This is the scattering of light due to small localized changes in the refractive index of the core and the cladding material. The changes are indeed very localized.

We are looking at dimensions which are less than the wavelength of the light. There are two causes, both problems within the manufacturing processes.

The first is the inevitable slight fluctuations in the ‘mix’ of the ingredients. These random changes are impossible to completely eliminate. It is a bit like making a currant bun and hoping to stir it long enough to get all the currants equally spaced.

The other cause is slight changes in the density as the silica cools and solidifies. One such discontinuity is illustrated in figure below and results in light being scattered in all directions.

All the light that now finds itself with an angle of incidence less than the critical angle can escape from the core and is lost. However, much of the light misses the discontinuity because it is so small. The scale size is shown at the bottom.

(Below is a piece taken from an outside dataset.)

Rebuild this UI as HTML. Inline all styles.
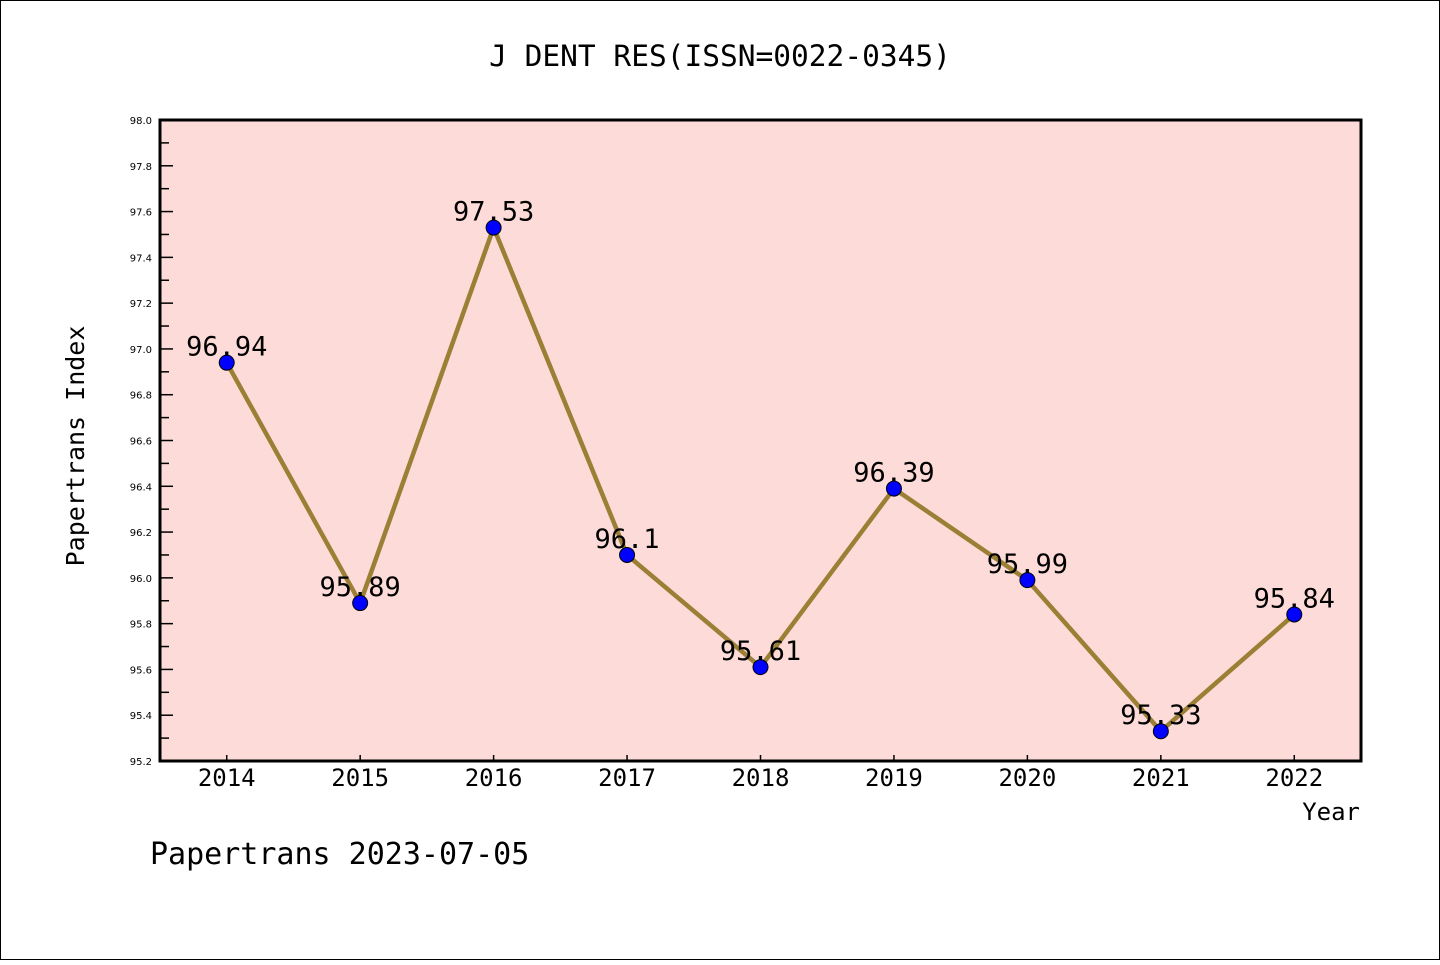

The amount of scatter depends on the size of the discontinuity compared with the wavelength of the light so the shortest wavelength, or highest frequency, suffers most scattering. This accounts for the blue sky and the red of the sunset.

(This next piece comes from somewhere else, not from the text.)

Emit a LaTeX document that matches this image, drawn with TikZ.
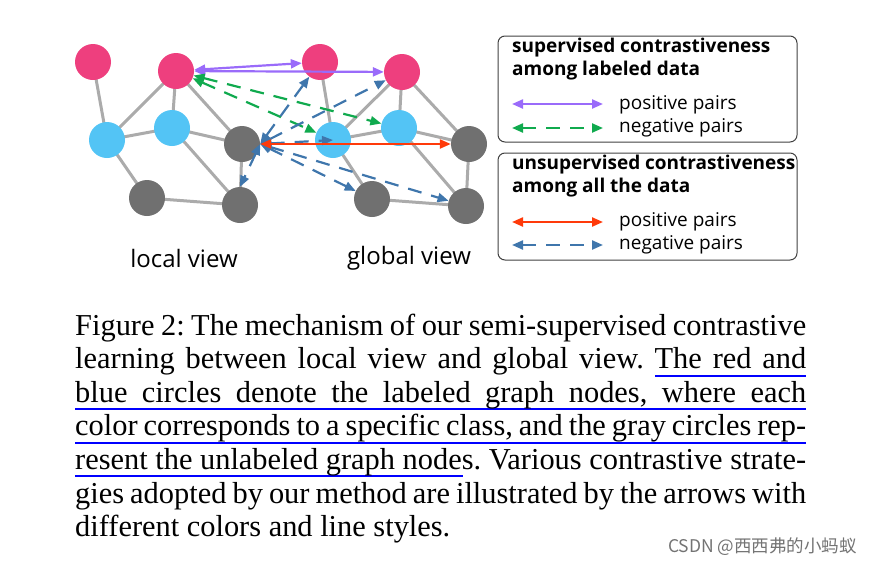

The high frequency end of the visible spectrum is the blue light and this is scattered more than the red light when sunlight hits the atmosphere. The sky is only actually illuminated by the scattered light.

So when we look up, we see the blue scattered light, and the sky appears blue. The moon has no atmosphere, no scattering, and hence a black sky.

At sunset, we look towards the sun and see the less scattered light which is closer to the sun. This light is the lower frequency red light.